I saw Sicko. It made me mad as hell.
It’s outrageous that, in a nation as wealthy as America, people still don’t have access to health care. It’s infuriating that medical decisions are being made by insurance company employees in a cubicle. And it is truly horrible to believe, as Michael Moore does, that nationalized health care will solve these problems.
Moore’s latest bit of agitprop filmmaking goes like this:
1) The system is bad.
2) Here are some true stories of people who have suffered.
3) Insurance companies make tons of money at your expense. You’re over your head in debt and taking drugs to deal with the stress. That’s why you don’t vote. Also, while you weren’t looking, the government got bought by the health care industry.
4) Canada has nationalized health care, and it’s great. Here are some actual Canadians who say so. Europe has nationalized health care, and it’s great. Here are some actual Europeans who say so. France is really, really great. Here are some Americans living in France who say so.
5) Let’s have nationalized health care in America. The End.

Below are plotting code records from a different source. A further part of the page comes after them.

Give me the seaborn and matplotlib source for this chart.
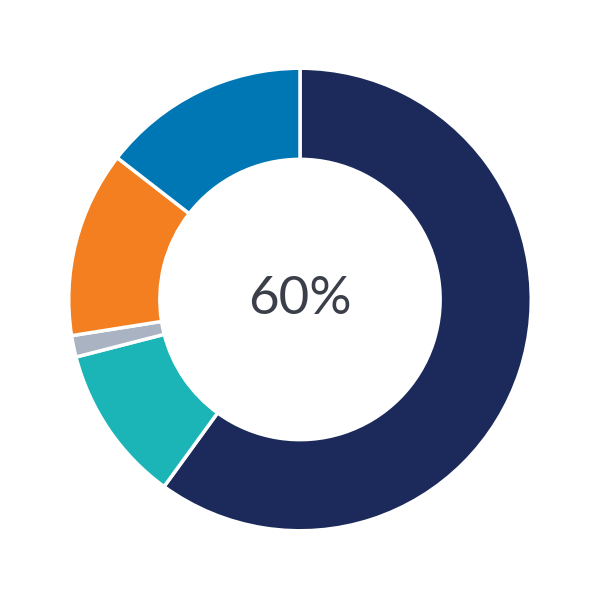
import matplotlib
matplotlib.use("Agg")
import matplotlib.pyplot as plt
import seaborn as sns

labels = ["Navy", "Teal", "Gray", "Orange", "Blue"]
shares = [60, 11, 1.5, 13.0, 14.5]
colors = ["#1b2a5a", "#1bb5b7", "#a9b3c1", "#f47f20", "#0077b5"]
center_label = "60%"

sns.set_theme(style="white")
plt.rcParams['font.family'] = ['Lato', 'DejaVu Sans']

fig, ax = plt.subplots(figsize=(6, 5.99), dpi=100)
fig.subplots_adjust(left=0, right=1, bottom=0, top=1)

ax.pie(shares, colors=colors, startangle=90, counterclock=False,
       radius=1.0,
       wedgeprops=dict(width=0.394, edgecolor="white", linewidth=2.5))
ax.text(0, 0, center_label, ha="center", va="center",
        fontsize=38, color="#3a3f4a")
ax.set_xlim(-1.295, 1.295)
ax.set_ylim(-1.295, 1.295)
ax.set_aspect("equal")
ax.axis("off")

fig.savefig("out.png", dpi=100, facecolor="white")
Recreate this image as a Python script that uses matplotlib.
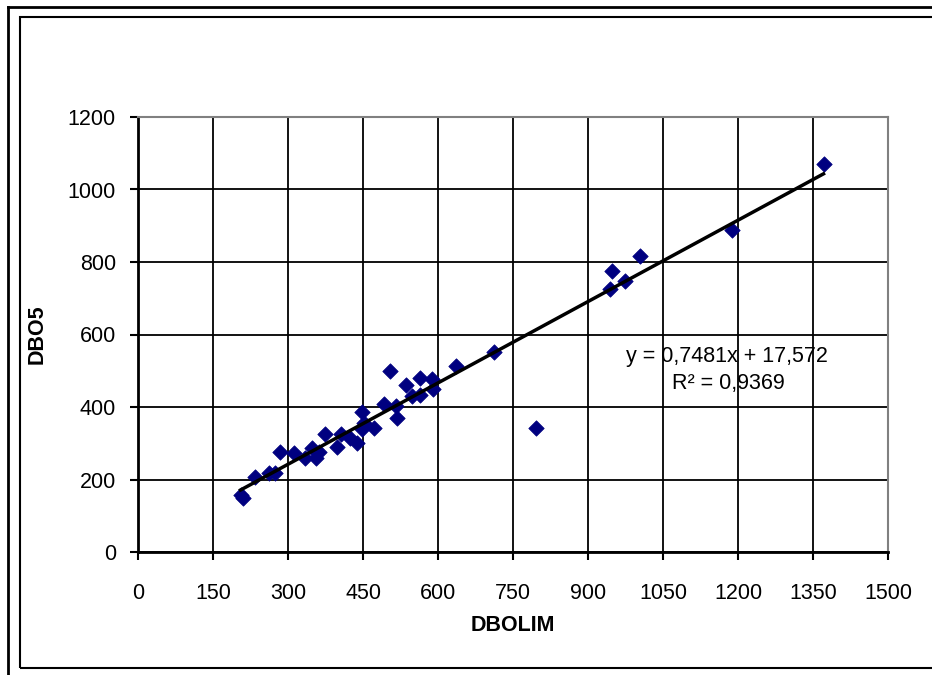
import matplotlib.pyplot as plt
from matplotlib.lines import Line2D
from matplotlib.patches import Rectangle

plt.rcParams['font.family'] = ['Liberation Sans', 'DejaVu Sans']

# DBOLIM / DBO5 values
dbolim = [205, 210, 234, 262, 274, 283, 312, 334, 348, 355, 361, 374, 397, 406,
          424, 437, 447, 451, 447, 471, 491, 503, 516, 517, 536, 547, 563, 564,
          587, 590, 636, 711, 795, 943, 947, 974, 1004, 1187, 1371]
dbo5 = [158, 150, 206, 217, 217, 277, 274, 258, 286, 258, 277, 326, 289, 326,
        314, 300, 387, 357, 340, 341, 409, 500, 403, 369, 461, 429, 479, 433,
        477, 449, 513, 553, 341, 725, 776, 748, 817, 888, 1070]

slope = 0.7481
intercept = 17.572
eq_text = "y = 0,7481x + 17,572"
r2_text = "R² = 0,9369"

fig = plt.figure(figsize=(9.32, 6.75), dpi=100)
W, H = 932, 675

# outer frames (pixel coords -> figure coords)
fig.add_artist(Rectangle((20 / W, 1 - 668 / H), 1.0, (668 - 17) / H,
                         transform=fig.transFigure, fill=False, lw=1.5, ec='black'))
fig.add_artist(Line2D([8 / W, 8 / W], [0, 1 - 7 / H], transform=fig.transFigure,
                      color='black', lw=2))
fig.add_artist(Line2D([8 / W, 1], [1 - 7 / H, 1 - 7 / H], transform=fig.transFigure,
                      color='black', lw=2))

ax = fig.add_axes([138 / W, 1 - 552 / H, (888 - 138) / W, (552 - 117) / H])

ax.scatter(dbolim, dbo5, marker='D', s=62, color='#000080', edgecolors='#000080',
           linewidths=0.5, zorder=3)
x0, x1 = min(dbolim), max(dbolim)
ax.plot([x0, x1], [slope * x0 + intercept, slope * x1 + intercept],
        color='black', lw=2.5, zorder=4)

ax.set_xlim(0, 1500)
ax.set_ylim(0, 1200)
ax.set_xticks(range(0, 1501, 150))
ax.set_yticks(range(0, 1201, 200))
ax.grid(True, color='black', lw=1.3)
ax.set_axisbelow(True)
ax.tick_params(direction='out', length=6, width=1.5, labelsize=15.5)
ax.tick_params(axis='x', pad=16)
ax.tick_params(axis='y', pad=10)

for s in ['left', 'bottom']:
    ax.spines[s].set_linewidth(2)
    ax.spines[s].set_color('black')
for s in ['top', 'right']:
    ax.spines[s].set_linewidth(1.5)
    ax.spines[s].set_color('#808080')

ax.set_xlabel('DBOLIM', fontsize=15.5, fontweight='bold', labelpad=8)
ax.set_ylabel('DBO5', fontsize=15.5, fontweight='bold', labelpad=14)

ax.text(1178, 538, eq_text, ha='center', va='center', fontsize=15.5, zorder=5)
ax.text(1180, 466, r2_text, ha='center', va='center', fontsize=15.5, zorder=5)

fig.savefig('out.png', dpi=100)
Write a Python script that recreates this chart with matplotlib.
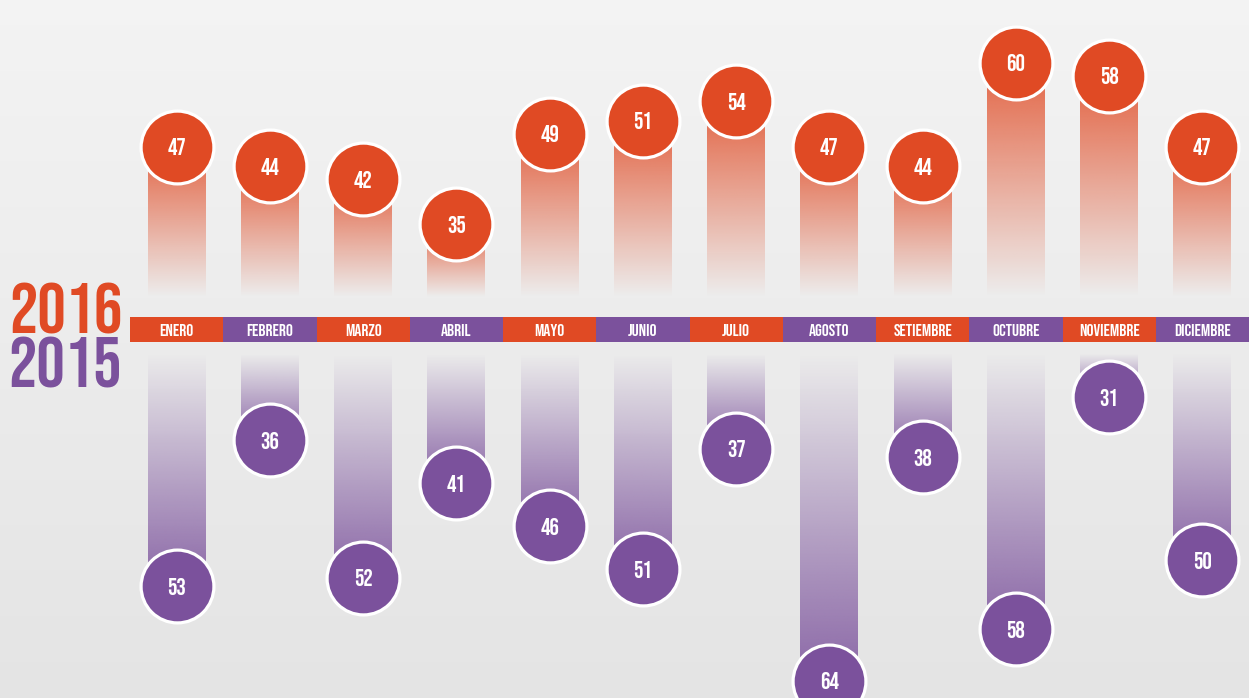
import numpy as np
import matplotlib
matplotlib.use("Agg")
import matplotlib.pyplot as plt
from matplotlib import font_manager

meses = ["ENERO", "FEBRERO", "MARZO", "ABRIL", "MAYO", "JUNIO",
         "JULIO", "AGOSTO", "SETIEMBRE", "OCTUBRE", "NOVIEMBRE", "DICIEMBRE"]
v2016 = [47, 44, 42, 35, 49, 51, 54, 47, 44, 60, 58, 47]
v2015 = [53, 36, 52, 41, 46, 51, 37, 64, 38, 58, 31, 50]

naranja = "#E04A24"
morado = "#7B519C"

# fuente condensada tipo Bebas
nombres = {f.name for f in font_manager.fontManager.ttflist}
prefs = ["Bebas Neue", "Oswald", "League Gothic", "Fjalla One", "Roboto Condensed"]
hay = [p for p in prefs if p in nombres]
fam = hay[0] if hay else "DejaVu Sans"

W, H = 1249, 698
fig = plt.figure(figsize=(W / 100, H / 100), dpi=100)

# fondo degradado
bg = fig.add_axes([0, 0, 1, 1], zorder=-10)
g = np.linspace(0.955, 0.895, 256)[:, None]
bg.imshow(np.dstack([g, g, g]), aspect="auto", extent=[0, 1, 0, 1])
bg.set_axis_off()

x0 = 130 / W
aw = (W - 130) / W
top = fig.add_axes([x0, (H - 317) / H, aw, 317 / H])
bot = fig.add_axes([x0, 0, aw, (H - 342) / H])
band = fig.add_axes([x0, (H - 342) / H, aw, 25 / H])

def barra(ax, i, base, v, color, a_max=0.85):
    rgb = matplotlib.colors.to_rgb(color)
    t = np.linspace(0, 1, 200)[:, None]  # 0 en base, 1 en circulo
    img = np.zeros((200, 1, 4))
    img[..., :3] = rgb
    img[..., 3] = a_max * t
    ax.imshow(img, aspect="auto", origin="lower",
              extent=[i - 0.31, i + 0.31, base, v], interpolation="bilinear", zorder=1)

x = np.arange(12)
for i in x:
    barra(top, i, 23.7, v2016[i], naranja)
    barra(bot, i, 26.0, v2015[i], morado)

top.scatter(x, v2016, s=2750, color=naranja, edgecolor="white", linewidth=2.3,
            zorder=3, clip_on=False)
bot.scatter(x, v2015, s=2750, color=morado, edgecolor="white", linewidth=2.3,
            zorder=3, clip_on=False)

for i in x:
    top.text(i, v2016[i], str(v2016[i]), color="white", ha="center", va="center",
             fontsize=17, family=fam, zorder=4)
    bot.text(i, v2015[i], str(v2015[i]), color="white", ha="center", va="center",
             fontsize=17, family=fam, zorder=4)

top.set_xlim(-0.5, 11.5)
top.set_ylim(20.65, 69.7)
bot.set_xlim(-0.5, 11.5)
bot.set_ylim(66.0, 24.6)
for ax in (top, bot):
    ax.set_axis_off()

colores = [naranja if i % 2 == 0 else morado for i in x]
band.bar(x, 1, width=1.0, bottom=0, color=colores)
for i in x:
    band.text(i, 0.5, meses[i], color="white", ha="center", va="center",
              fontsize=12.5, family=fam)
band.set_xlim(-0.5, 11.5)
band.set_ylim(0, 1)
band.set_axis_off()

fig.text(122 / W, 1 - 333 / H, "2016", color=naranja, ha="right", va="baseline",
         fontsize=51, family=fam)
fig.text(122 / W, 1 - 388 / H, "2015", color=morado, ha="right", va="baseline",
         fontsize=51, family=fam)

fig.savefig("out.png", dpi=100)
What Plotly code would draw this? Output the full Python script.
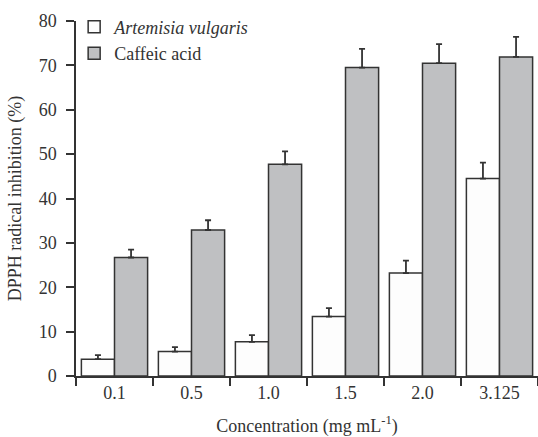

Look, Mike, here’s the deal. Health care is the most regulated industry in the United States. Most of the people you talked with lost their insurance when they lost their jobs. Why are health benefits tied to work? Because of tax laws dating back to World War II. Why can’t insurance policies just spell out what is covered and what is not? Because of health insurance regulations. Why do we rely so much on insurance to begin with? Because that’s how Congress has set things up.
It’s precisely because Congress controls so much of health care spending, either directly through Medicare and Medicaid, or indirectly through regulation, that the health care industry has so much influence in Washington. What else could you possibly expect?
Those of us who champion economic freedom have to explain this to you lefties over and over again. You demand more and more political involvement in something. Once you get it, you’re shocked, shocked to discover that people are giving more money to politicians. Lobbying and influence peddling are not the problem. They are the symptom. Your misguided policies are the cause.
Michael, ask yourself this: Does health care in the US really look like a market? In a free market, buyers and sellers are permitted to engage in any mutually beneficial transaction. Today, most beneficial arrangements in health insurance are illegal.
In a market, subsidies and distortions are kept to a minimum. For the past sixty years, the tax code has artificially tied health insurance to employment.
In a market, consumers pay for goods with their own money. This encourages them to make responsible purchasing decisions and to make cost/benefit tradeoffs that ultimately provide useful information to society via the price system. Today, approximately three quarters of all health care bills are paid for with someone else’s dollars. Given these and other examples from Congress’s five-decade history of increased involvement in health care, how can anyone believe that our health care problems are due to icky, nasty, evil, profit-making capitalism?
Nor is Europe the medical paradise you make it out to be. The benefits are easy to see, they make good sound bites. The costs are worse, but less visible. No matter what the system, health care is always rationed. Always. Choices must be made about who is going to get what. That means benefits, costs, and tough decisions. Nothing, including health care, can be made “free” by passing laws. Sorry, Michael, but there is no Santa Claus.
Universal, mandated health coverage is a terrible idea. It’s absolutely crucial that medical care get better and cheaper every day, every year, for every generation. The system you propose will never do that. Market-oriented health care will.
If it were possible to use film to get the same emotional reaction in defense of private property and free markets that a typical crop of lefty film school graduates can get in support of their pet causes, socialism would have been defeated long ago. As it is, we’ll be fighting this battle for a long, long time.